Verbundenheit mit der Natur macht frei
Eine ganz besondere Geschichte erzählte Jan van der Greef. Der Niederländer sitzt seit einer Polio-Erkrankung im Kindesalter im Rollstuhl und kann nur wenige Schritte gehen. Doch das hindert ihn nicht, mit seiner Kamera rund um die Welt zu reisen und fantastische Bilder zu fotografieren. Mit engagierten Helfern, technischen Hilfsmitteln und trickreichem Improvisieren kommt er eben doch überall hin, wo er hin will: An Orte, wo er die Verbundenheit von Mensch und Natur spürt, wo Raum und Zeit keine Rolle spielen, wo sich für ihn Freiheit und Frieden breit machen. Dieses „Eins-sein mit allem um mich herum” ist das, was Jan sucht, seit er als Junge die erste Kamera mit 12er-Film von seinem Vater geschenkt bekam.
Jetzt würde man von einem nur eingeschränkt mobilen Fotografen „out in the wild” wohl vor allem Landschaftspanoramen, Pflanzendetails und ähnliches erwarten, was auch in halbwegs bequemer Position abzulichten ist. Doch van der Greef verblüffte mit großartigen Tele-Aufnahmen von Adlern beim Fischfang in Alaska und Finnland, von brasilianischen Kolibris, die farbenprächtig gefiedert Nektar aus einer exotischen Blüte saugen, von Möwen in Norwegen, Schneegänsen in New Mexico und spielenden Wolfswelpen in Äthiopien – immer ganz nah dran und gestochen scharf.
Ein interdisziplinäres Projekt widmete sich dem Baum als Spiegel des Lebens. Sein und werden, im Verwurzeltsein, Halt finden und geben, wachsen und sich als einmalig entfalten, am Ende trotz Vergänglichkeit Bedeutung für das Leben bewahren – all das veranschaulichte eine vielfältige Bilderserie von Willi Rolfes, kombiniert mit poetischen Denkanstößen von Dr. Heinrich Dickerhoff und Conny Sandvoß, und musikalisch interpretiert von Dr. Ulrike Kehrer und Arthur Mildner mit Melodien des zeitgenössischen Komponisten Ludovico Enaudi auf Klavier und Geige. „Ich bin stolz, hier in Stapelfeld solche Kollegen zu haben”, meinte Dr Martin Feltes, der in seinem eigenen kunsthistorischen Vortrag die Landschaft als Motiv in Malerei und Fotografie untersuchte.

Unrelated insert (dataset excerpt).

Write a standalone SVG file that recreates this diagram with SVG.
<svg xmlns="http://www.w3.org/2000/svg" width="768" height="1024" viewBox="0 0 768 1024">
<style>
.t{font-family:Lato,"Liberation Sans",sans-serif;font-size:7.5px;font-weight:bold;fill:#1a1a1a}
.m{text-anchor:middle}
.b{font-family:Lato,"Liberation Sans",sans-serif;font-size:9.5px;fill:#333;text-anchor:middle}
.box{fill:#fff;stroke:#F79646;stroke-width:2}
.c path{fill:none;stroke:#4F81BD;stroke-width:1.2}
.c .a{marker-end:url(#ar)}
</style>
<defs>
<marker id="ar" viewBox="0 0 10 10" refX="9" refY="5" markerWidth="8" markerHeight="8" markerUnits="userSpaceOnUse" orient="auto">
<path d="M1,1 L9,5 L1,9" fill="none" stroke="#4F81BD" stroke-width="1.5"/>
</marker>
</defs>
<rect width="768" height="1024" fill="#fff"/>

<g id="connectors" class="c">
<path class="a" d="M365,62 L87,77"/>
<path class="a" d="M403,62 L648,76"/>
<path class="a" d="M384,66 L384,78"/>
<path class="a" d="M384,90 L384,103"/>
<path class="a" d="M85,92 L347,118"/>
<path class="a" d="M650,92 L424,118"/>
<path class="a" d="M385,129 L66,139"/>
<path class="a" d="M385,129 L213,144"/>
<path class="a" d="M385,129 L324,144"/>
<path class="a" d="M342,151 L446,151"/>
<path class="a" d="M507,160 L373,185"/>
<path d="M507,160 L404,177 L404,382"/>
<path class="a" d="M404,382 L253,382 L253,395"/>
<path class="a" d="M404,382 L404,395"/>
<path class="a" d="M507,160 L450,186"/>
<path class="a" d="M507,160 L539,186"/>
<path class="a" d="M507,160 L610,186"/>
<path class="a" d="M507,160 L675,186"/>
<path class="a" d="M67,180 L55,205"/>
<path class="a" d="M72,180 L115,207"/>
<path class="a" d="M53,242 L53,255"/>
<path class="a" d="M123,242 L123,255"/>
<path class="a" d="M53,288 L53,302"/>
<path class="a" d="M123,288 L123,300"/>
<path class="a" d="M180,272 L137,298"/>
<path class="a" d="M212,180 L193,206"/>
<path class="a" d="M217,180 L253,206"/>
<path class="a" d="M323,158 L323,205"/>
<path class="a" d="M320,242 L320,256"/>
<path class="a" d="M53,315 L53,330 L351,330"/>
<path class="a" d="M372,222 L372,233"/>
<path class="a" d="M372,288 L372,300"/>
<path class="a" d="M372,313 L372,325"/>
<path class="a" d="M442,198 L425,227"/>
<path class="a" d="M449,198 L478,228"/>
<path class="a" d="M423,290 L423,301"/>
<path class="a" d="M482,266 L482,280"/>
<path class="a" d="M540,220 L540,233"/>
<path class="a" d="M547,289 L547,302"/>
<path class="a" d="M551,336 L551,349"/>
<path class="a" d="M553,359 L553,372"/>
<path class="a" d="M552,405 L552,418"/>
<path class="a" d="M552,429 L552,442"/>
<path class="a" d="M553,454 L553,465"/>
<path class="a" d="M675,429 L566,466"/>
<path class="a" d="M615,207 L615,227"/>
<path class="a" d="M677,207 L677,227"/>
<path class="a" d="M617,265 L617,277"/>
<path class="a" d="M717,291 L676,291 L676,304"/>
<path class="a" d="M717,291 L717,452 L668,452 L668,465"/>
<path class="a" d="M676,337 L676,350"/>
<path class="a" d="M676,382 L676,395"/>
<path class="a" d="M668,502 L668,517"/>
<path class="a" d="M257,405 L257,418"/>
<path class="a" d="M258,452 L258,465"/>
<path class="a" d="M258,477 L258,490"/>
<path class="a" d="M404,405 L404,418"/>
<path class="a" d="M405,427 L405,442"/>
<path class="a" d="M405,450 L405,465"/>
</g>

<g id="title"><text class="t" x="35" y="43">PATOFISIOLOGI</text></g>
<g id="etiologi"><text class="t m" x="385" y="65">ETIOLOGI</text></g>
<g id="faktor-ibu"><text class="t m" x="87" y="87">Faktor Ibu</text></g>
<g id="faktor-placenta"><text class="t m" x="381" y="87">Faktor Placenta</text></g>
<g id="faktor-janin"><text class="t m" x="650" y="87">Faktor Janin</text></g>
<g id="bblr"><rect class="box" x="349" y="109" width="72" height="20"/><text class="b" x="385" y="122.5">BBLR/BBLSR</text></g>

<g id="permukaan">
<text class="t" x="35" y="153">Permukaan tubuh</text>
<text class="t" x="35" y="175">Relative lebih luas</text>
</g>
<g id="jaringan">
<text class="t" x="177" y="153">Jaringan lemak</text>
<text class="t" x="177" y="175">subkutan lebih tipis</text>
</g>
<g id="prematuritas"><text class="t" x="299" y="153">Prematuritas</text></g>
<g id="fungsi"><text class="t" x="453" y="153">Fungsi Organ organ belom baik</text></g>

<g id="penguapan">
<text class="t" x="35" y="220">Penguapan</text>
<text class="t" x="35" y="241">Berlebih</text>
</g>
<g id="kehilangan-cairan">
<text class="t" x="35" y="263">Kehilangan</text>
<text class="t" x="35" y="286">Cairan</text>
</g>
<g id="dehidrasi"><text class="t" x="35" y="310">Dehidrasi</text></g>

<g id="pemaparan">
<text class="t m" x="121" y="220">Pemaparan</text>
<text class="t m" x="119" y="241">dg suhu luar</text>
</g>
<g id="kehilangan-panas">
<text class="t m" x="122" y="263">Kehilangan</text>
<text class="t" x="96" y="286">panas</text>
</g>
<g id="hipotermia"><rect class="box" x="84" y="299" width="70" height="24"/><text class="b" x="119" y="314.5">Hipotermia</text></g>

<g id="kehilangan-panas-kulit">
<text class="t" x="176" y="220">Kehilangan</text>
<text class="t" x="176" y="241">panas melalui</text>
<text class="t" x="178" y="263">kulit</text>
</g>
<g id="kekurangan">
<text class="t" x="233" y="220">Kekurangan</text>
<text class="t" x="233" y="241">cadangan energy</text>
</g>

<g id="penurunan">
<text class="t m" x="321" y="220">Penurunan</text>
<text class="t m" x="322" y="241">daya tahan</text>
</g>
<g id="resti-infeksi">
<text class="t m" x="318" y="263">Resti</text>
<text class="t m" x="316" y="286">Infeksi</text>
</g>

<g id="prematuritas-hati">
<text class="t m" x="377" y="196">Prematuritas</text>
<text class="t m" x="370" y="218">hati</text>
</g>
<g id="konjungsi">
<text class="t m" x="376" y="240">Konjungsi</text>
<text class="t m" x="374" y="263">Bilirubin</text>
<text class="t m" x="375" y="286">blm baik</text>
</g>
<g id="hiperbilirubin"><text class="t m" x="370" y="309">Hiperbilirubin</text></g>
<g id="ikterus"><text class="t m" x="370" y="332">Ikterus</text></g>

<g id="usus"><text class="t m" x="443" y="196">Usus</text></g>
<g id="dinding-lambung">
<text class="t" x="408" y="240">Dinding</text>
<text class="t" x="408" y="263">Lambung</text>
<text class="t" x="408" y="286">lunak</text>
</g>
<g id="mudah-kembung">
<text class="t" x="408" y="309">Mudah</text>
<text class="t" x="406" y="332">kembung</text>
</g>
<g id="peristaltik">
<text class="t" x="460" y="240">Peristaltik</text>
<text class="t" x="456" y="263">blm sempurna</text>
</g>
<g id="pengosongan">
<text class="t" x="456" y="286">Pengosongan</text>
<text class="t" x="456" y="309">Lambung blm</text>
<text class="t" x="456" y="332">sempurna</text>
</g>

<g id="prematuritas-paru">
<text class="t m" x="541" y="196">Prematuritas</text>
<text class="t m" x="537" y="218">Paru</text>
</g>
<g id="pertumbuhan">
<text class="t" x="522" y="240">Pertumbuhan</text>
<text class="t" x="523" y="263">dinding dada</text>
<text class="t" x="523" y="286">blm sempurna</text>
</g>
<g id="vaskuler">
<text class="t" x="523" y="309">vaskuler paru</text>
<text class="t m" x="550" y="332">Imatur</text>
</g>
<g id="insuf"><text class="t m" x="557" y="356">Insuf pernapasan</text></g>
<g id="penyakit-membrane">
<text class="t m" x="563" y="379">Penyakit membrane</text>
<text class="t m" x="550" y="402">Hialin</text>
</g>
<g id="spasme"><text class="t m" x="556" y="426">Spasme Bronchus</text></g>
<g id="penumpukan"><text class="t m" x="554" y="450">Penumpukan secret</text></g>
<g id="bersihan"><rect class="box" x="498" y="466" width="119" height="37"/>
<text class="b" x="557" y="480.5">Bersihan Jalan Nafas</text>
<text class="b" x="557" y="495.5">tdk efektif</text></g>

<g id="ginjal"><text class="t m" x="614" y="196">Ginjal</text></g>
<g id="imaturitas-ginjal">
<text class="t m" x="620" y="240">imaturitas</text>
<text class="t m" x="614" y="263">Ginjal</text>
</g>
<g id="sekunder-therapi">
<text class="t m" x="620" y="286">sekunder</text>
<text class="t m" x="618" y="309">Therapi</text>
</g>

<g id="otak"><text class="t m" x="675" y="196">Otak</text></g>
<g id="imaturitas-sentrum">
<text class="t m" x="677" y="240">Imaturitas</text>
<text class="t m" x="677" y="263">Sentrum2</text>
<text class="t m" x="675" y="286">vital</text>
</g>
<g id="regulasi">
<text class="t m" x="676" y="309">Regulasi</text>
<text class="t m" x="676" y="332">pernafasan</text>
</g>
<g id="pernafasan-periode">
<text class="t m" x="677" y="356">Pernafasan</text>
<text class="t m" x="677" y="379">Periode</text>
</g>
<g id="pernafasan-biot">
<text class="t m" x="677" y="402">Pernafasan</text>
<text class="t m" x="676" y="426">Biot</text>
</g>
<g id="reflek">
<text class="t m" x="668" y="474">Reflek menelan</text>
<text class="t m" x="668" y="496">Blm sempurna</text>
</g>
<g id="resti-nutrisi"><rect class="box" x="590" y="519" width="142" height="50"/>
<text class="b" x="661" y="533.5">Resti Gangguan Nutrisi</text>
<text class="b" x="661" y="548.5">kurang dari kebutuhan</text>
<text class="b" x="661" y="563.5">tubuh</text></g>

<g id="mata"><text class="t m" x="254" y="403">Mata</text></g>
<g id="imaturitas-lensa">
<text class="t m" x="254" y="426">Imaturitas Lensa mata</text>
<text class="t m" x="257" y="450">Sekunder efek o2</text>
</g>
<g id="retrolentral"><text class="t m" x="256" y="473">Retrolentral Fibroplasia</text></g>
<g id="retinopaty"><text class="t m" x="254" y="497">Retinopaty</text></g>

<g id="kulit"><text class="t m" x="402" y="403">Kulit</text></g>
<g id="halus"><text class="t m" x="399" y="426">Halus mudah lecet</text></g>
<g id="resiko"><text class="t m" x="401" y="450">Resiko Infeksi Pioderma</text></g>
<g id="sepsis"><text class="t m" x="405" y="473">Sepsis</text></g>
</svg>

Fototage 2018 vom 16.-18. Februar
Alle Referenten stellten sich in vertiefenden Workshops den Fragen interessierter Besucher, was diese gern nutzten, um noch den ein oder anderen „Insider” mitzunehmen. Auf großes Interesse stieß auch der Fotomarkt. Hier informierten Buchverlage, Reiseveranstalter und Ausrüster über aktuelle Angebote und „Specials” für die Naturfotografie – vom Tarnzelt über Teleobjektive bis zum Offroad-Fahrrad mit Stativ-Köcher. Cewe informierte über das Gestalten eigener Fotobücher und hatte zudem wieder einen Printer mitgebracht, mit dem die Besucher eigene Bilder kostenlos auf hochwertigem Fotopapier ausdrucken konnten.
Im nächsten Jahr finden die 7. Stapelfelder Fototage vom 16. bis 18. Februar 2018 statt. Viele Stammgäste haben sich dafür schon wieder angemeldet. Alle Infos dazu finden Interessierte im Laufe des Jahres im Internet unter www.inspiration-natur.com.